### PROBLEM TO WORK ON
Without the pictures, return all of the material exactly as written.

### GIVEN MATERIAL
▬▬▬▬▬▬▬▬▬▬

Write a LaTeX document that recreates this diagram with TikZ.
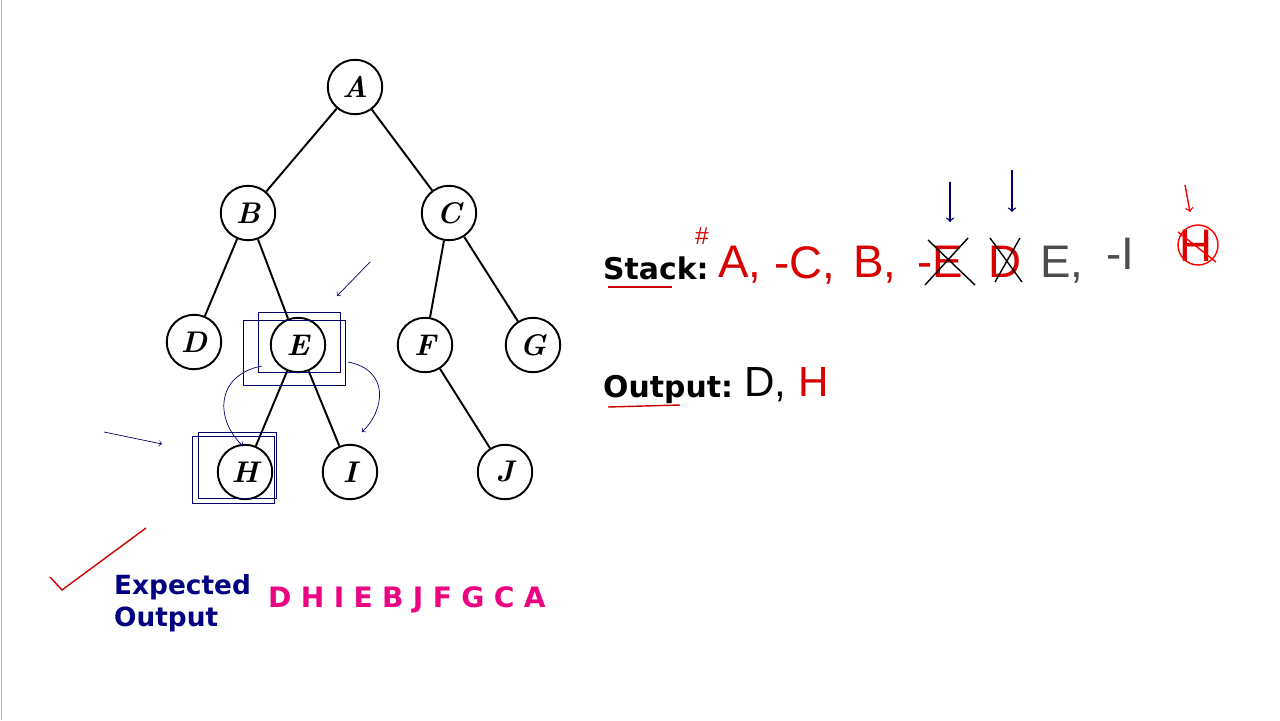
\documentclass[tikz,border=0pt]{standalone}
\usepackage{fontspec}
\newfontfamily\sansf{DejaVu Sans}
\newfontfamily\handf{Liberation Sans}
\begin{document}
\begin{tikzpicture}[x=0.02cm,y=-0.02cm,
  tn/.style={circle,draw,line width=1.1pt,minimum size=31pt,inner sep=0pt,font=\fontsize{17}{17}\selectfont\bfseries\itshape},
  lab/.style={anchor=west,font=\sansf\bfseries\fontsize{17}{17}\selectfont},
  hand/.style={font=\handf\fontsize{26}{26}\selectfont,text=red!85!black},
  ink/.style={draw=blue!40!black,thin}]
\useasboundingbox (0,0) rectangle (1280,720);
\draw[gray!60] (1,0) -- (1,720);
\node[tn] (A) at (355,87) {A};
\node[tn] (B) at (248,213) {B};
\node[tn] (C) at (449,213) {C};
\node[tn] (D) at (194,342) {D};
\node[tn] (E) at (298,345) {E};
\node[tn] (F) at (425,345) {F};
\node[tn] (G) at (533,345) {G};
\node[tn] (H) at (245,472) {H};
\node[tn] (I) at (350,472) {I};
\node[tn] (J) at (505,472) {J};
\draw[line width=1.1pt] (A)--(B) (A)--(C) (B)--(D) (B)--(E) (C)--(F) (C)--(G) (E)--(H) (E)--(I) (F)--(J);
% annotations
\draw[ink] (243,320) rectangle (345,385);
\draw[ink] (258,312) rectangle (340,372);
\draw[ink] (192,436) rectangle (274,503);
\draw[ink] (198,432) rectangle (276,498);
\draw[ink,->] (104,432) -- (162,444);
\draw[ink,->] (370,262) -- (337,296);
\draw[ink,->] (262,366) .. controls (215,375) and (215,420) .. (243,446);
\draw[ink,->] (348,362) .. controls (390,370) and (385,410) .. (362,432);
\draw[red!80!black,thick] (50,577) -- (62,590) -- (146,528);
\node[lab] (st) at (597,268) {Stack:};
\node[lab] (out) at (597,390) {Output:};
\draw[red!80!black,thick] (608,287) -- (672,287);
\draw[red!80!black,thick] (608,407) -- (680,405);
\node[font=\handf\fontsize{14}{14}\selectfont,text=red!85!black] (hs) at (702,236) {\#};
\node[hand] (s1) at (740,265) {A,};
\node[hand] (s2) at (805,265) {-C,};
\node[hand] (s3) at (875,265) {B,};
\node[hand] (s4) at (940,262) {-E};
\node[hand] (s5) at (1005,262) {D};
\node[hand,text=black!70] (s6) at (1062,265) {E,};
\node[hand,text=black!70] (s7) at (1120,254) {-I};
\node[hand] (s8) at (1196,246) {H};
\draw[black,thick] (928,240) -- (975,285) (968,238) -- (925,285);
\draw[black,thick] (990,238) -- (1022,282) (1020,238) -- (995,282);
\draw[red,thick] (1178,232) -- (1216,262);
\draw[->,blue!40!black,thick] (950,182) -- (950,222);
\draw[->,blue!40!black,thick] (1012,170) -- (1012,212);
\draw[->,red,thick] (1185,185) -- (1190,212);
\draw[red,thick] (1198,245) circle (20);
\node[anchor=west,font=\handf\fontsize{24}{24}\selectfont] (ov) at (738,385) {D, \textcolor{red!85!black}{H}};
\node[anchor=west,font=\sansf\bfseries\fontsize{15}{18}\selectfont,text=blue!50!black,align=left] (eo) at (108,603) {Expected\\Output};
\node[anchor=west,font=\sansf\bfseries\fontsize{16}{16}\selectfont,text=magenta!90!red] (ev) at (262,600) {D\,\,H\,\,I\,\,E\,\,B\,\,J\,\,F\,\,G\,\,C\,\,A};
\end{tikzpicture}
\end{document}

▬▬▬▬▬▬▬▬▬▬

### RESPONSE TO THIS TASK
Write a LaTeX document that recreates this diagram with TikZ.
\documentclass[tikz,border=0pt]{standalone}
\usepackage{fontspec}
\newfontfamily\sansf{DejaVu Sans}
\newfontfamily\handf{Liberation Sans}
\begin{document}
\begin{tikzpicture}[x=0.02cm,y=-0.02cm,
  tn/.style={circle,draw,line width=1.1pt,minimum size=31pt,inner sep=0pt,font=\fontsize{17}{17}\selectfont\bfseries\itshape},
  lab/.style={anchor=west,font=\sansf\bfseries\fontsize{17}{17}\selectfont},
  hand/.style={font=\handf\fontsize{26}{26}\selectfont,text=red!85!black},
  ink/.style={draw=blue!40!black,thin}]
\useasboundingbox (0,0) rectangle (1280,720);
\draw[gray!60] (1,0) -- (1,720);
\node[tn] (A) at (355,87) {A};
\node[tn] (B) at (248,213) {B};
\node[tn] (C) at (449,213) {C};
\node[tn] (D) at (194,342) {D};
\node[tn] (E) at (298,345) {E};
\node[tn] (F) at (425,345) {F};
\node[tn] (G) at (533,345) {G};
\node[tn] (H) at (245,472) {H};
\node[tn] (I) at (350,472) {I};
\node[tn] (J) at (505,472) {J};
\draw[line width=1.1pt] (A)--(B) (A)--(C) (B)--(D) (B)--(E) (C)--(F) (C)--(G) (E)--(H) (E)--(I) (F)--(J);
% annotations
\draw[ink] (243,320) rectangle (345,385);
\draw[ink] (258,312) rectangle (340,372);
\draw[ink] (192,436) rectangle (274,503);
\draw[ink] (198,432) rectangle (276,498);
\draw[ink,->] (104,432) -- (162,444);
\draw[ink,->] (370,262) -- (337,296);
\draw[ink,->] (262,366) .. controls (215,375) and (215,420) .. (243,446);
\draw[ink,->] (348,362) .. controls (390,370) and (385,410) .. (362,432);
\draw[red!80!black,thick] (50,577) -- (62,590) -- (146,528);
\node[lab] (st) at (597,268) {Stack:};
\node[lab] (out) at (597,390) {Output:};
\draw[red!80!black,thick] (608,287) -- (672,287);
\draw[red!80!black,thick] (608,407) -- (680,405);
\node[font=\handf\fontsize{14}{14}\selectfont,text=red!85!black] (hs) at (702,236) {\#};
\node[hand] (s1) at (740,265) {A,};
\node[hand] (s2) at (805,265) {-C,};
\node[hand] (s3) at (875,265) {B,};
\node[hand] (s4) at (940,262) {-E};
\node[hand] (s5) at (1005,262) {D};
\node[hand,text=black!70] (s6) at (1062,265) {E,};
\node[hand,text=black!70] (s7) at (1120,254) {-I};
\node[hand] (s8) at (1196,246) {H};
\draw[black,thick] (928,240) -- (975,285) (968,238) -- (925,285);
\draw[black,thick] (990,238) -- (1022,282) (1020,238) -- (995,282);
\draw[red,thick] (1178,232) -- (1216,262);
\draw[->,blue!40!black,thick] (950,182) -- (950,222);
\draw[->,blue!40!black,thick] (1012,170) -- (1012,212);
\draw[->,red,thick] (1185,185) -- (1190,212);
\draw[red,thick] (1198,245) circle (20);
\node[anchor=west,font=\handf\fontsize{24}{24}\selectfont] (ov) at (738,385) {D, \textcolor{red!85!black}{H}};
\node[anchor=west,font=\sansf\bfseries\fontsize{15}{18}\selectfont,text=blue!50!black,align=left] (eo) at (108,603) {Expected\\Output};
\node[anchor=west,font=\sansf\bfseries\fontsize{16}{16}\selectfont,text=magenta!90!red] (ev) at (262,600) {D\,\,H\,\,I\,\,E\,\,B\,\,J\,\,F\,\,G\,\,C\,\,A};
\end{tikzpicture}
\end{document}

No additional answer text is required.